I’m writing this post as I have noticed a fair few individuals on IBS support groups that have experienced significant weight loss and this can be very detrimental leading to malnutrition and secondary consequences of malnutrition, such as muscle wasting, impaired immune system and increased morbidity and mortality. Weight loss is uncommon in IBS and it is usually the sign of another underlying disease. Other diseases with similar symptoms to IBS which affect the absorption of nutrients and are usually associated with weight loss include coeliac disease, crohn’s disease and ulcerative colitis. It is very important that your GP or gastroenterologist conducts the necessary tests before diagnosing you with IBS to rule out other possible conditions. A full blood count,  erythrocyte sedimentation rate and CRP (these will be elevated if there is inflammation) and antibody testing for coeliac disease is recommended by the National Institute for Health and Care Excellence (NICE).  If you’re still expecting results or still struggling with gaining weight despite the tests being negative I’ve put together a few tips on maximizing your intake and increasing the calorific value of your meals. I’ve worked with a lot of patients in hospital who were malnourished and losing weight and the first step to enhance dietary intake is through the use of food fortification.
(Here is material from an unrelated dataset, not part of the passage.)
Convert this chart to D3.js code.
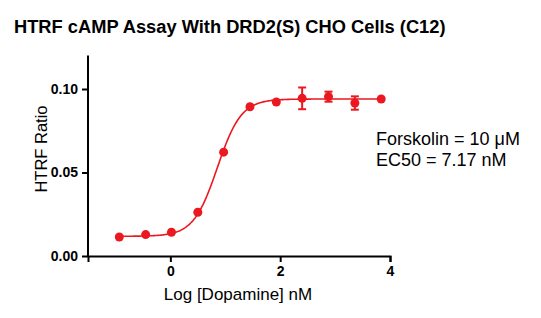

This however is more challenging in IBS due to the dietary restrictions. These are a few tips of how to optimise your current intake. The advice given is generalized therefore it is important to be aware of your own tolerances in order to prevent IBS symptoms.

  1. Have six small meals a day, 3 meals and 3 snacks.
  2. Avoid drinks just before meal time as this can make you feel full.
  3. Add sugar, golden syrup or maple syrup to cereal or porridge to increase the calories of the meal without increasing the portion size.
  4. Aim to drink a pint of lactose free milk a day. If choosing a plant based-alternative check the packaging to ensure that it is calcium enriched.
  5. Include protein sources with your meals such as meat, poultry, fish, eggs, and low FODMAP dairy products.
  6. Aim for calorie rich drinks such as; smoothies, milk and hot chocolate. Make your own smoothies from lactose free milk, low FODMAP fruit and lactose free yoghurt.
    Here’s a few recipes:
    Banana Peanut Butter Smoothie: 1 cup milk, 1 banana, 2 tbsp peanut butter and sugar to taste
    Yoghurt Smoothie: 150ml lactose free milk with 1/2 pot of lactose free yoghurt
    Fruit Smoothie: 200ml lactose free milk, and 80g pureed low FODMAP fruit
  7. Have 3 small snacks a day. Snack ideas include:
    • lactose free yoghurt
    • banana with peanut butter
    • fruit with lactose free yoghurt and cream
    • a handful of low FODMAP nuts such as peanuts
    • Crisps
    • low fodmap biscuits
    • low fodmap slice of cake
    • rice pudding made with lactose free milk
    • A slice of toast with jam or butter
    • custard made from Birds Custard Powder (300g pack) with lactose free milk

You can get FODMAP friendly recipes on this blog or check out FODMAP friendly products you can purchase here.

For those who tolerate fat well:

  1. Add lactose free cream to cereal, porridge, soups and mashed potatoes.
  2. Add hard cheeses like cheddar or lactose free cheese to mashed potatoes, soup, eggs and pasta.
  3. Add butter, margarine or oil to meals.

If suffering from nausea:

  1. Try plain foods.
  2. Avoid greasy, fatty and spicy foods.
  3. Try cold meals such as a sandwich as strong odours can worsen nausea.
  4. Eat little and often and chew your food slowly.
  5. Discuss the possible use of anti-emetics with your GP.